Interestingly, for those studies that did adjust for adult BMI, the balance of data suggest that there is a weak negative association between childhood obesity and metabolic variables, which could be interpreted as a slight protective effect of obesity in childhood. Similar observations were observed with regard to adult blood pressure in our previous review. However, BMI is a measure of weight relative to height rather than actual adiposity, and fat-free mass makes up a higher proportion of BMI than fat mass in childhood compared with adulthood.[46] Relatively weak correlations between BMI and percentage body fat have been observed in children and adolescents.[47, 48, 49, 50] Differences in BMI may therefore reflect differences in fat-free mass, particularly among those at the lower end of the BMI range.[48] These observations make the negative associations between childhood BMI and adult metabolic risk (independent of adult BMI) particularly interesting, as they may reflect the long-term consequences of differences in the trajectory of lean mass deposition from as early as childhood. More detailed study of the impact of the trajectory of both fat and fat-free mass on future metabolic and cardiovascular risk is required to address this issue.
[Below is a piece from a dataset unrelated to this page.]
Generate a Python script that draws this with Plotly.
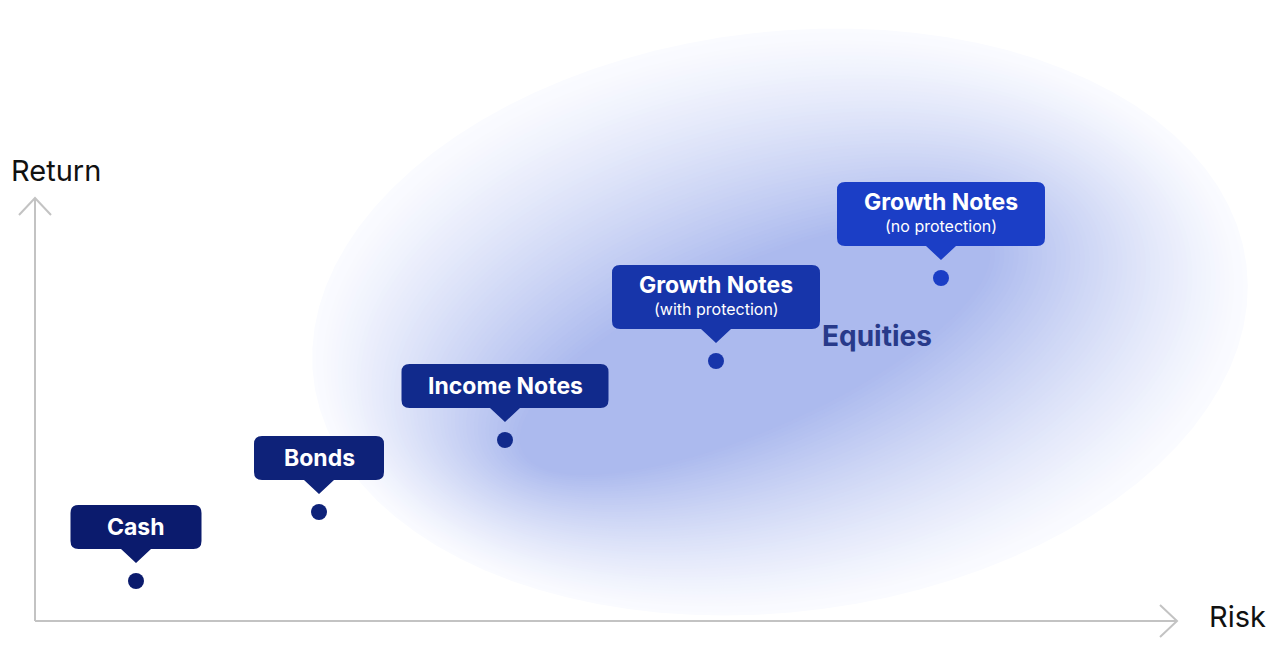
import numpy as np
import plotly.graph_objects as go

# Asset classes on the risk / return ladder
names = ["Cash", "Bonds", "Income Notes", "Growth Notes", "Growth Notes"]
subtitles = ["", "", "", "(with protection)", "(no protection)"]
risk = [1.01, 2.84, 4.70, 6.81, 9.06]
ret = [0.40, 1.09, 1.81, 2.60, 3.43]
colors = ["#0b1b6d", "#0e2279", "#112a8c", "#1735aa", "#1b3ec6"]

# bubble widths (in axis units, 1 unit = 100px)
box_w = [1.31, 1.30, 2.07, 2.08, 2.08]

axis_color = "#c3c3c3"
font = "Inter"

fig = go.Figure()

# soft "Equities" glow - stacked ellipses from pale edge to the blue core
shapes = []
n_layers = 56
theta = np.linspace(0, 2 * np.pi, 90)
outer = dict(cx=7.45, cy=2.99, a=4.70, b=2.90, rot=7)
inner = dict(cx=7.20, cy=2.74, a=2.55, b=0.82, rot=24)
edge_rgb = np.array([250, 251, 255])
core_rgb = np.array([172, 186, 238])
for k in range(n_layers):
    t = k / (n_layers - 1)
    cx = outer["cx"] + t * (inner["cx"] - outer["cx"])
    cy = outer["cy"] + t * (inner["cy"] - outer["cy"])
    a = outer["a"] + t * (inner["a"] - outer["a"])
    b = outer["b"] + t * (inner["b"] - outer["b"])
    rot = np.radians(outer["rot"] + t * (inner["rot"] - outer["rot"]))
    px = cx + a * np.cos(theta) * np.cos(rot) - b * np.sin(theta) * np.sin(rot)
    py = cy + a * np.cos(theta) * np.sin(rot) + b * np.sin(theta) * np.cos(rot)
    path = "M " + " L ".join(f"{x:.3f},{y:.3f}" for x, y in zip(px, py)) + " Z"
    c = edge_rgb + (core_rgb - edge_rgb) * t ** 1.2
    shapes.append(dict(type="path", path=path, xref="x", yref="y", layer="below",
                       fillcolor=f"rgb({c[0]:.0f},{c[1]:.0f},{c[2]:.0f})",
                       line=dict(width=0)))

# axes with open arrow heads
shapes.append(dict(type="line", x0=0, y0=0, x1=0, y1=4.23, xref="x", yref="y",
                   line=dict(color=axis_color, width=2)))
shapes.append(dict(type="path", path="M -0.16,4.06 L 0,4.23 L 0.16,4.06",
                   xref="x", yref="y", line=dict(color=axis_color, width=2)))
shapes.append(dict(type="line", x0=0, y0=0, x1=11.42, y1=0, xref="x", yref="y",
                   line=dict(color=axis_color, width=2)))
shapes.append(dict(type="path", path="M 11.25,0.16 L 11.42,0 L 11.25,-0.16",
                   xref="x", yref="y", line=dict(color=axis_color, width=2)))

annotations = []
r = 0.08
for i in range(len(names)):
    cx = risk[i]
    h = 0.64 if subtitles[i] else 0.44
    yb = ret[i] + 0.32
    yt = yb + h
    x0 = cx - box_w[i] / 2
    x1 = cx + box_w[i] / 2
    tip = ret[i] + 0.18
    path = (f"M {x0 + r},{yt} L {x1 - r},{yt} Q {x1},{yt} {x1},{yt - r} "
            f"L {x1},{yb + r} Q {x1},{yb} {x1 - r},{yb} "
            f"L {cx + 0.15},{yb} L {cx},{tip} L {cx - 0.15},{yb} "
            f"L {x0 + r},{yb} Q {x0},{yb} {x0},{yb + r} "
            f"L {x0},{yt - r} Q {x0},{yt} {x0 + r},{yt} Z")
    shapes.append(dict(type="path", path=path, xref="x", yref="y",
                       fillcolor=colors[i], line=dict(width=0)))
    if subtitles[i]:
        annotations.append(dict(x=cx, y=yt - 0.195, text=f"<b>{names[i]}</b>",
                                showarrow=False, font=dict(family=font, size=23, color="white")))
        annotations.append(dict(x=cx, y=yt - 0.44, text=subtitles[i],
                                showarrow=False, font=dict(family=font, size=16, color="white")))
    else:
        annotations.append(dict(x=cx, y=(yt + yb) / 2, text=f"<b>{names[i]}</b>",
                                showarrow=False, font=dict(family=font, size=23, color="white")))

annotations.append(dict(x=-0.26, y=4.51, text="Return", xanchor="left", showarrow=False,
                        font=dict(family=font, size=29, color="#111111")))
annotations.append(dict(x=11.72, y=0.05, text="Risk", xanchor="left", showarrow=False,
                        font=dict(family=font, size=29, color="#111111")))
annotations.append(dict(x=8.42, y=2.85, text="<b>Equities</b>", showarrow=False,
                        font=dict(family=font, size=28, color="#283a8a")))

fig.add_trace(go.Scatter(
    x=risk, y=ret, mode="markers",
    marker=dict(size=16, color=colors, line=dict(width=0)),
    hoverinfo="skip", showlegend=False,
))

# page body adds 8px offset, so ranges are shifted to put the origin at (35, 621)
fig.update_layout(
    width=1280, height=657,
    margin=dict(l=0, r=0, t=0, b=0),
    paper_bgcolor="white", plot_bgcolor="white",
    shapes=shapes, annotations=annotations,
    xaxis=dict(range=[-0.27, 12.53], visible=False, fixedrange=True),
    yaxis=dict(range=[-0.44, 6.13], visible=False, fixedrange=True),
)

fig.write_html("out.html")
The impact of diet and body composition during the developmental period on long-term metabolic function and disease risk has been demonstrated in a range of epidemiological studies, with biological plausibility and causality demonstrated in experimental studies in animal models.[51] We suggest that the susceptibility of long-term metabolic function to diet and body composition extends throughout the growth phase, and that the pattern of inverse associations, which has emerged from this systematic review, may reflect the impact of ‘mismatch' between the growth phase and adult periods of the life course. Further work is required to establish which physiological systems remain sensitive to permanent change and to identify a threshold age below which the inverse associations arise.

There is substantial evidence that childhood obesity tracks into adulthood and it is clear that adult obesity conveys higher risk of metabolic disease. We are not, therefore, suggesting that childhood obesity is without consequences. Targeting childhood and adolescence for prevention and treatment of obesity is wholly appropriate to establish a healthy weight moving forward into the adult years. However, it is evident from this systematic review that the nature of the relationship between early BMI and adult disease risk is very complex. Those who are at the lower end of the BMI range in childhood, but go on to be obese during adulthood seem to be at particular risk. Focusing on children who are overweight or obese for the promotion of healthy weight management may therefore miss an important at-risk group.